「メルキュール・デザール」に『フォルテピアノ』の書評掲載

少しお知らせが遅くなりましたが、Web音楽批評誌「メルキュール・デザール」に、4月15日付で筒井はる香著『フォルテピアノ──19世紀ウィーンの製作家と音楽家たち』の書評が掲載されました。評者は音楽学者の大河内文恵さん。

本書は18世紀後半から19世紀前半にかけてのウィーンにおける有力な楽器製作会社であったシュトライヒャー社を中心として、当時のフォルテピアノ製作者たちの活動を鳥瞰的にとらえ、実際の音楽作品と照らし合わせることによって、楽器製作と音楽家との影響関係が、「製作者→製作物(楽器)→消費者(音楽家、愛好家)」という一方通行ではなく、互いに影響し合う動的相互関係とでもいうべき状況にあることを解き明かしたものである。

シュトライヒャー社は現在では存在しないのだが、直系の子孫にあたる人々が携わっているアルヒーフがあり、シュトライヒャー社にかかわる資料がすべて保管されている。それらから筒井が厳選した手紙に書かれた顧客からの要求を読むのはゾクゾクする体験だった。

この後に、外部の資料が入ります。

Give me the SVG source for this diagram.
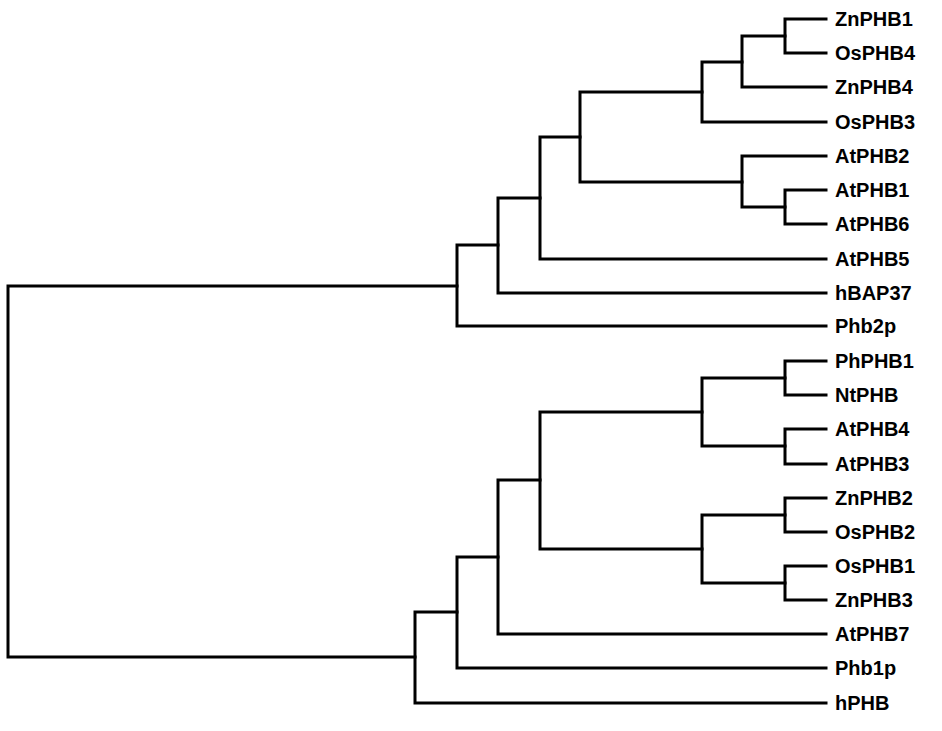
<svg xmlns="http://www.w3.org/2000/svg" width="942" height="731" viewBox="0 0 942 731">
<style>
.e{fill:none;stroke:#000;stroke-width:3;stroke-linecap:square}
text{font-family:"Liberation Sans",Arial,sans-serif;font-weight:bold;font-size:20px;fill:#000;dominant-baseline:central}
</style>
<rect width="942" height="731" fill="#fff"/>
<g id="connectors" class="e">
<path d="M8,286V657M8,286H457M8,657H415"/>
<path d="M457,245V326M457,245H498M457,326H826"/>
<path d="M498,198V293M498,198H540M498,293H826"/>
<path d="M540,137V259M540,137H580M540,259H826"/>
<path d="M580,92V182M580,92H702M580,182H742"/>
<path d="M702,62V122M702,62H742M702,122H826"/>
<path d="M742,36V87M742,36H785M742,87H826"/>
<path d="M785,19V53M785,19H826M785,53H826"/>
<path d="M742,156V207M742,156H826M742,207H785"/>
<path d="M785,190V224M785,190H826M785,224H826"/>
<path d="M415,612V703M415,612H457M415,703H826"/>
<path d="M457,557V668M457,557H498M457,668H826"/>
<path d="M498,480V634M498,480H540M498,634H826"/>
<path d="M540,412V549M540,412H702M540,549H702"/>
<path d="M702,378V446M702,378H785M702,446H785"/>
<path d="M785,361V395M785,361H826M785,395H826"/>
<path d="M785,429V464M785,429H826M785,464H826"/>
<path d="M702,515V583M702,515H785M702,583H785"/>
<path d="M785,498V532M785,498H826M785,532H826"/>
<path d="M785,566V600M785,566H826M785,600H826"/>
</g>
<g id="leaves">
<text id="n1" x="835" y="19">ZnPHB1</text>
<text id="n2" x="835" y="53">OsPHB4</text>
<text id="n3" x="835" y="87">ZnPHB4</text>
<text id="n4" x="835" y="122">OsPHB3</text>
<text id="n5" x="835" y="156">AtPHB2</text>
<text id="n6" x="835" y="190">AtPHB1</text>
<text id="n7" x="835" y="224">AtPHB6</text>
<text id="n8" x="835" y="259">AtPHB5</text>
<text id="n9" x="835" y="293">hBAP37</text>
<text id="n10" x="835" y="326">Phb2p</text>
<text id="n11" x="835" y="361">PhPHB1</text>
<text id="n12" x="835" y="395">NtPHB</text>
<text id="n13" x="835" y="429">AtPHB4</text>
<text id="n14" x="835" y="464">AtPHB3</text>
<text id="n15" x="835" y="498">ZnPHB2</text>
<text id="n16" x="835" y="532">OsPHB2</text>
<text id="n17" x="835" y="566">OsPHB1</text>
<text id="n18" x="835" y="600">ZnPHB3</text>
<text id="n19" x="835" y="634">AtPHB7</text>
<text id="n20" x="835" y="668">Phb1p</text>
<text id="n21" x="835" y="703">hPHB</text>
</g>
</svg>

第5章までは一見バラバラのエピソードが語られているようにみえるが、第6章ですべてのピースがぴたりぴたりとはまっていっていき、大きなパズルが組みあがる光景は、最初から通して読んでいなければ決して味わえないものである。

筒井はこう述べる。「現代のピアノの価値基準からすれば、マイナス面であるはずの音の弱さや減衰の早さをベートーヴェンは個性と捉え、それを表現に変えて作品を創作した。過去の楽器を未完成だと軽視すれば、作曲家の頭のなかで鳴り響いていた音響世界からどんどん遠ざかってしまうことだろう。」 一見マイナスに見えることも、観方を変えれば大きなプラスになる。いま困難に直面している私たちの心に響く言葉がここにはあった。

このように、研究者ならではのまなざしで、強い共感をもって読んでくださいました。うれしい書評をありがとうございました。